## DO THIS
Repeat the lines below exactly as they appear, but leave out the images.

╭─ INPUT RECORDS

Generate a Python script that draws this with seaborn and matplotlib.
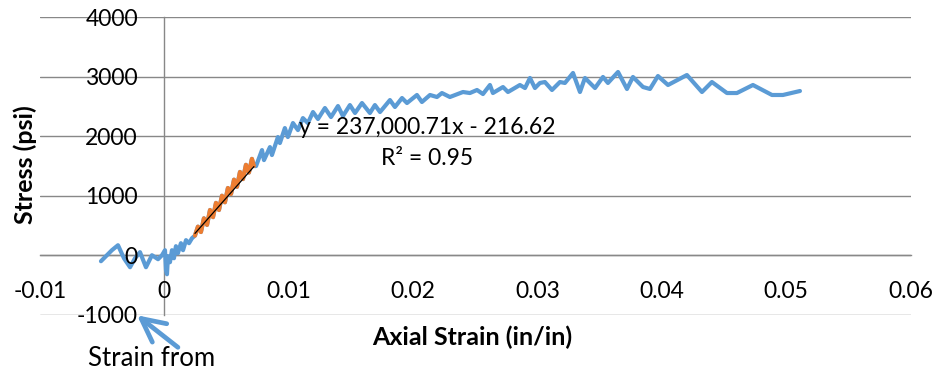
import numpy as np
import pandas as pd
import matplotlib
matplotlib.use("Agg")
import matplotlib.pyplot as plt
import seaborn as sns

# ---- data ----
pre_strain = [-0.00510, -0.00470, -0.00422, -0.00373, -0.00325, -0.00276, -0.00236,
              -0.00196, -0.00148, -0.00100, -0.00051, -0.00019, 0.00005, 0.00013,
              0.00021, 0.00029, 0.00045, 0.00061, 0.00077, 0.00093, 0.00109, 0.00133,
              0.00150, 0.00174, 0.00198, 0.00222]
pre_stress = [-101, -17, 84, 168, -51, -202, -51, 51, -202, 0, -67, 0, 84, -253,
              -320, -17, -118, 84, -51, 152, 34, 202, 84, 253, 202, 286]

fit_strain = [0.00246, 0.00270, 0.00294, 0.00318, 0.00343, 0.00367, 0.00391, 0.00415,
              0.00439, 0.00463, 0.00487, 0.00511, 0.00536, 0.00560, 0.00584, 0.00608,
              0.00632, 0.00656, 0.00680, 0.00704, 0.00720]
fit_stress = [330, 480, 390, 620, 510, 760, 640, 880, 760, 1000, 890, 1130, 1030, 1270,
              1150, 1400, 1280, 1520, 1390, 1620, 1500]

post_strain = [0.00737, 0.00785, 0.00801, 0.00849, 0.00865, 0.00913, 0.00929, 0.00969,
               0.00993, 0.01034, 0.01074, 0.01114, 0.01154, 0.01195, 0.01235, 0.01291,
               0.01340, 0.01396, 0.01436, 0.01492, 0.01533, 0.01589, 0.01653, 0.01693,
               0.01734, 0.01814, 0.01854, 0.01911, 0.01951, 0.02031, 0.02071, 0.02136,
               0.02192, 0.02232, 0.02296, 0.02401, 0.02457, 0.02514, 0.02562, 0.02618,
               0.02642, 0.02723, 0.02763, 0.02859, 0.02900, 0.02940, 0.02980, 0.03020,
               0.03060, 0.03117, 0.03181, 0.03221, 0.03286, 0.03342, 0.03382, 0.03463,
               0.03527, 0.03567, 0.03648, 0.03720, 0.03768, 0.03849, 0.03905, 0.03969,
               0.04050, 0.04202, 0.04323, 0.04403, 0.04524, 0.04604, 0.04733, 0.04886,
               0.04974, 0.05111]
post_stress = [1498, 1768, 1599, 1818, 1684, 1987, 1886, 2138, 1987, 2222, 2104, 2306,
               2222, 2407, 2290, 2475, 2323, 2508, 2340, 2525, 2391, 2559, 2391, 2525,
               2407, 2609, 2492, 2643, 2559, 2694, 2576, 2694, 2660, 2727, 2660, 2744,
               2727, 2778, 2710, 2862, 2727, 2828, 2744, 2862, 2811, 2980, 2811, 2896,
               2912, 2778, 2912, 2896, 3064, 2744, 2980, 2811, 2997, 2896, 3081, 2795,
               2997, 2828, 2795, 3013, 2862, 3030, 2744, 2912, 2727, 2727, 2862, 2694,
               2694, 2761]

trend_slope = 237000.71
trend_intercept = -216.62
equation_text = "y = 237,000.71x - 216.62"
r2_text = "R² = 0.95"

x_ticks = [-0.01, 0.0, 0.01, 0.02, 0.03, 0.04, 0.05, 0.06]
x_tick_labels = ["-0.01", "0", "0.01", "0.02", "0.03", "0.04", "0.05", "0.06"]
y_ticks = [-1000, 0, 1000, 2000, 3000, 4000]
y_tick_labels = ["-1000", "0", "1000", "2000", "3000", "4000"]

x_label = "Axial Strain (in/in)"
y_label = "Stress (psi)"
note_text = "Strain from"

# ---- style ----
sns.set_theme(style="white")
plt.rcParams['font.family'] = ['Lato', 'DejaVu Sans']

BLUE = "#5B9BD5"
ORANGE = "#ED7D31"
GRID = "#888888"

fig = plt.figure(figsize=(9.35, 3.74), dpi=100)
ax = fig.add_axes([0.0428, 0.1586, 0.931, 0.7951])

all_df = pd.DataFrame({"strain": pre_strain + fit_strain + post_strain,
                       "stress": pre_stress + fit_stress + post_stress})
fit_df = pd.DataFrame({"strain": fit_strain, "stress": fit_stress})
tx = np.array([min(fit_strain), max(fit_strain)])
trend_df = pd.DataFrame({"strain": tx, "stress": trend_slope * tx + trend_intercept})

sns.lineplot(data=all_df, x="strain", y="stress", sort=False, estimator=None,
             color=BLUE, lw=3.0, ax=ax, zorder=3,
             solid_joinstyle="round", solid_capstyle="round")
sns.lineplot(data=fit_df, x="strain", y="stress", sort=False, estimator=None,
             color=ORANGE, lw=3.0, ax=ax, zorder=4,
             solid_joinstyle="round", solid_capstyle="round")
sns.lineplot(data=trend_df, x="strain", y="stress", sort=False, estimator=None,
             color="black", lw=0.9, ax=ax, zorder=5)

ax.set_xlim(-0.01, 0.06)
ax.set_ylim(-1000, 4000)

for yt in y_ticks:
    ax.axhline(yt, color=GRID, lw=1.0, zorder=1)

for s in ["top", "right"]:
    ax.spines[s].set_visible(False)
ax.spines["left"].set_position(("data", 0))
ax.spines["bottom"].set_position(("data", 0))
for s in ["left", "bottom"]:
    ax.spines[s].set_color(GRID)
    ax.spines[s].set_linewidth(1.0)
    ax.spines[s].set_zorder(1.5)

ax.set_xticks(x_ticks, labels=x_tick_labels)
ax.set_yticks(y_ticks, labels=y_tick_labels)
ax.tick_params(axis="x", direction="out", length=5.5, width=1.0, color=GRID,
               pad=13, labelsize=16.5, labelcolor="black")
ax.tick_params(axis="y", length=0, pad=19, labelsize=16.5, labelcolor="black")
ax.xaxis.set_zorder(6)
ax.yaxis.set_zorder(6)

ax.set_xlabel(x_label, fontsize=18, fontweight="bold", color="black")
ax.set_ylabel(y_label, fontsize=18, fontweight="bold", color="black")
ax.xaxis.set_label_coords(0.497, -0.075)
ax.xaxis.label.set_va("center")
ax.yaxis.set_label_coords(-0.0172, 0.503)
ax.yaxis.label.set_va("center")

ax.text(0.02112, 2155, equation_text, ha="center", va="center", fontsize=16.5,
        color="black", zorder=7)
ax.text(0.02112, 1633, r2_text, ha="center", va="center", fontsize=16.5,
        color="black", zorder=7)

ax.annotate("", xy=(-0.0022, -1010), xytext=(0.00109, -1549),
            arrowprops=dict(arrowstyle="->,head_length=1.4,head_width=0.7",
                            lw=3.4, color=BLUE, shrinkA=0, shrinkB=0),
            annotation_clip=False, zorder=7)
ax.text(-0.00614, -1734, note_text, ha="left", va="center", fontsize=18.5,
        color="black", clip_on=False)

fig.savefig("out.png", dpi=100)
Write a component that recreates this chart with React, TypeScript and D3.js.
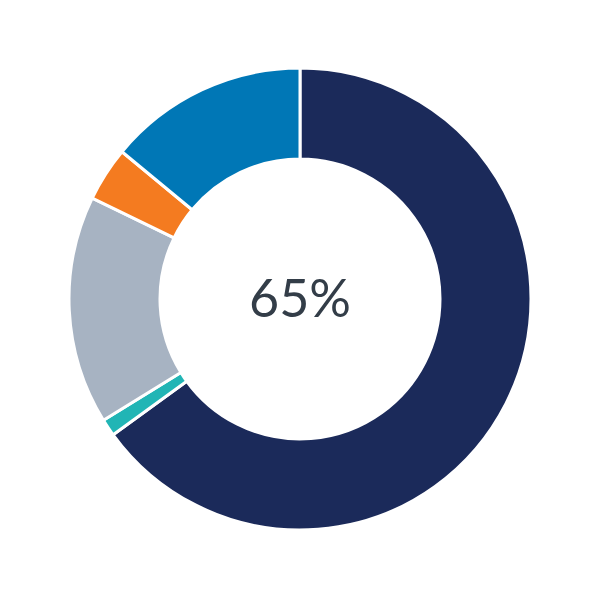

╰─

## SOLUTION BELOW
Generate a Python script that draws this with seaborn and matplotlib.
import numpy as np
import pandas as pd
import matplotlib
matplotlib.use("Agg")
import matplotlib.pyplot as plt
import seaborn as sns

# ---- data ----
pre_strain = [-0.00510, -0.00470, -0.00422, -0.00373, -0.00325, -0.00276, -0.00236,
              -0.00196, -0.00148, -0.00100, -0.00051, -0.00019, 0.00005, 0.00013,
              0.00021, 0.00029, 0.00045, 0.00061, 0.00077, 0.00093, 0.00109, 0.00133,
              0.00150, 0.00174, 0.00198, 0.00222]
pre_stress = [-101, -17, 84, 168, -51, -202, -51, 51, -202, 0, -67, 0, 84, -253,
              -320, -17, -118, 84, -51, 152, 34, 202, 84, 253, 202, 286]

fit_strain = [0.00246, 0.00270, 0.00294, 0.00318, 0.00343, 0.00367, 0.00391, 0.00415,
              0.00439, 0.00463, 0.00487, 0.00511, 0.00536, 0.00560, 0.00584, 0.00608,
              0.00632, 0.00656, 0.00680, 0.00704, 0.00720]
fit_stress = [330, 480, 390, 620, 510, 760, 640, 880, 760, 1000, 890, 1130, 1030, 1270,
              1150, 1400, 1280, 1520, 1390, 1620, 1500]

post_strain = [0.00737, 0.00785, 0.00801, 0.00849, 0.00865, 0.00913, 0.00929, 0.00969,
               0.00993, 0.01034, 0.01074, 0.01114, 0.01154, 0.01195, 0.01235, 0.01291,
               0.01340, 0.01396, 0.01436, 0.01492, 0.01533, 0.01589, 0.01653, 0.01693,
               0.01734, 0.01814, 0.01854, 0.01911, 0.01951, 0.02031, 0.02071, 0.02136,
               0.02192, 0.02232, 0.02296, 0.02401, 0.02457, 0.02514, 0.02562, 0.02618,
               0.02642, 0.02723, 0.02763, 0.02859, 0.02900, 0.02940, 0.02980, 0.03020,
               0.03060, 0.03117, 0.03181, 0.03221, 0.03286, 0.03342, 0.03382, 0.03463,
               0.03527, 0.03567, 0.03648, 0.03720, 0.03768, 0.03849, 0.03905, 0.03969,
               0.04050, 0.04202, 0.04323, 0.04403, 0.04524, 0.04604, 0.04733, 0.04886,
               0.04974, 0.05111]
post_stress = [1498, 1768, 1599, 1818, 1684, 1987, 1886, 2138, 1987, 2222, 2104, 2306,
               2222, 2407, 2290, 2475, 2323, 2508, 2340, 2525, 2391, 2559, 2391, 2525,
               2407, 2609, 2492, 2643, 2559, 2694, 2576, 2694, 2660, 2727, 2660, 2744,
               2727, 2778, 2710, 2862, 2727, 2828, 2744, 2862, 2811, 2980, 2811, 2896,
               2912, 2778, 2912, 2896, 3064, 2744, 2980, 2811, 2997, 2896, 3081, 2795,
               2997, 2828, 2795, 3013, 2862, 3030, 2744, 2912, 2727, 2727, 2862, 2694,
               2694, 2761]

trend_slope = 237000.71
trend_intercept = -216.62
equation_text = "y = 237,000.71x - 216.62"
r2_text = "R² = 0.95"

x_ticks = [-0.01, 0.0, 0.01, 0.02, 0.03, 0.04, 0.05, 0.06]
x_tick_labels = ["-0.01", "0", "0.01", "0.02", "0.03", "0.04", "0.05", "0.06"]
y_ticks = [-1000, 0, 1000, 2000, 3000, 4000]
y_tick_labels = ["-1000", "0", "1000", "2000", "3000", "4000"]

x_label = "Axial Strain (in/in)"
y_label = "Stress (psi)"
note_text = "Strain from"

# ---- style ----
sns.set_theme(style="white")
plt.rcParams['font.family'] = ['Lato', 'DejaVu Sans']

BLUE = "#5B9BD5"
ORANGE = "#ED7D31"
GRID = "#888888"

fig = plt.figure(figsize=(9.35, 3.74), dpi=100)
ax = fig.add_axes([0.0428, 0.1586, 0.931, 0.7951])

all_df = pd.DataFrame({"strain": pre_strain + fit_strain + post_strain,
                       "stress": pre_stress + fit_stress + post_stress})
fit_df = pd.DataFrame({"strain": fit_strain, "stress": fit_stress})
tx = np.array([min(fit_strain), max(fit_strain)])
trend_df = pd.DataFrame({"strain": tx, "stress": trend_slope * tx + trend_intercept})

sns.lineplot(data=all_df, x="strain", y="stress", sort=False, estimator=None,
             color=BLUE, lw=3.0, ax=ax, zorder=3,
             solid_joinstyle="round", solid_capstyle="round")
sns.lineplot(data=fit_df, x="strain", y="stress", sort=False, estimator=None,
             color=ORANGE, lw=3.0, ax=ax, zorder=4,
             solid_joinstyle="round", solid_capstyle="round")
sns.lineplot(data=trend_df, x="strain", y="stress", sort=False, estimator=None,
             color="black", lw=0.9, ax=ax, zorder=5)

ax.set_xlim(-0.01, 0.06)
ax.set_ylim(-1000, 4000)

for yt in y_ticks:
    ax.axhline(yt, color=GRID, lw=1.0, zorder=1)

for s in ["top", "right"]:
    ax.spines[s].set_visible(False)
ax.spines["left"].set_position(("data", 0))
ax.spines["bottom"].set_position(("data", 0))
for s in ["left", "bottom"]:
    ax.spines[s].set_color(GRID)
    ax.spines[s].set_linewidth(1.0)
    ax.spines[s].set_zorder(1.5)

ax.set_xticks(x_ticks, labels=x_tick_labels)
ax.set_yticks(y_ticks, labels=y_tick_labels)
ax.tick_params(axis="x", direction="out", length=5.5, width=1.0, color=GRID,
               pad=13, labelsize=16.5, labelcolor="black")
ax.tick_params(axis="y", length=0, pad=19, labelsize=16.5, labelcolor="black")
ax.xaxis.set_zorder(6)
ax.yaxis.set_zorder(6)

ax.set_xlabel(x_label, fontsize=18, fontweight="bold", color="black")
ax.set_ylabel(y_label, fontsize=18, fontweight="bold", color="black")
ax.xaxis.set_label_coords(0.497, -0.075)
ax.xaxis.label.set_va("center")
ax.yaxis.set_label_coords(-0.0172, 0.503)
ax.yaxis.label.set_va("center")

ax.text(0.02112, 2155, equation_text, ha="center", va="center", fontsize=16.5,
        color="black", zorder=7)
ax.text(0.02112, 1633, r2_text, ha="center", va="center", fontsize=16.5,
        color="black", zorder=7)

ax.annotate("", xy=(-0.0022, -1010), xytext=(0.00109, -1549),
            arrowprops=dict(arrowstyle="->,head_length=1.4,head_width=0.7",
                            lw=3.4, color=BLUE, shrinkA=0, shrinkB=0),
            annotation_clip=False, zorder=7)
ax.text(-0.00614, -1734, note_text, ha="left", va="center", fontsize=18.5,
        color="black", clip_on=False)

fig.savefig("out.png", dpi=100)
Write a component that recreates this chart with React, TypeScript and D3.js.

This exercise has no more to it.